Eagle, eagle on the wall
Jesus said to the people, now tenderly: “Are you tired? Worn out? Burned out on religion? Come to me. Get away with me and you’ll recover your life. I’ll show you how to take a real rest. Walk with me and work with me—watch how I do it. Learn the unforced rhythms of grace. I won’t lay anything heavy or ill-fitting on you. Keep company with me and you’ll learn to live freely and lightly.”
– From Matthew 11 (The Message)
This week’s scriptures are drawing me into the realities of grace, and mercy, and peace.
My favorite squirrel, the one I want to stop eating all the bird seed, sits on top of the feeder’s post and looks straight into my eyes. Soon he will once again perch upside down, gripping the feeder with his tail, and eat to his heart’s content. On the other side of the feeder the sparrows come and go.
Not many eagles come by our back yard. I have seen them sometimes, along a deep river, high on a jagged cliff, as they fly for their own food and their baby’s. The sparrow wings flutter, tinkle, rush. The eagle’s wings glide, strong in any wind, mostly still.
Before my father died his fellow elders at Faith Lutheran Church in Lincoln presented him with a weaving for the living room. It’s still there. On this tapestry, an eagle rises out of the words from Isaiah: “Those who wait upon the Lord will renew their strength, they will rise up on wings like eagles. They will run and not grow weary. They will walk, and not faint.”
On my dad’s 80th birthday in August 2002, his family sat with him under the eagle and celebrated his life. He struggled into the living room, from the bed where he spent most of his time. He sat and smiled, breathed his oxygen, and opened the gifts we brought. A John Deere tractor for his desk. A watch. A book of readings from the Psalms.
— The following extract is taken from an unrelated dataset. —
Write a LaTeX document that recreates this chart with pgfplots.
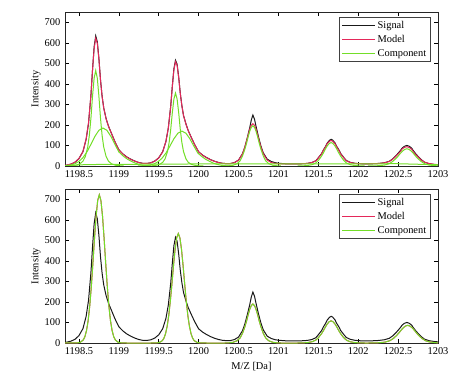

Still open sometimes then on his desk was a three-foot wide ledger. Long before Quicken days, this was how he kept track. Not just a farmer but also accountant, Dad always knew where things stood. He was quiet in this knowledge. Perhaps it helped him not be frightened, not be grasping. At least once he forfeited, with grace, his right to a large sum when another farmer failed to keep their bargain. Contracts don’t always need to be the last word.
When we were first married Margaret and I sometimes sang what we called “Special Music” at Sunday night church in Mt. Pulaski. (I have one picture to prove it!) We put together a medley of choruses, and they ended with a sweet melody inscribed onto Isaiah 40:30-31.
They will run and not grow weary.
At Dad’s funeral, a few months after his birthday party, Margaret and I sang together again. Twenty plus years later, we sang for Dad one more time. I hope he heard us, I know he loved the song. “I’ll fly away, O glory! I’ll fly away. When I die, hallelujah bye and bye, I’ll fly away.”
Lord, the day wears on, the sky has become almost completely blue. The earth turns, and the sun follows its course. Your grace and your mercy are in the very air we breathe. O Glory, how beautiful is this peace. This never-ending peace.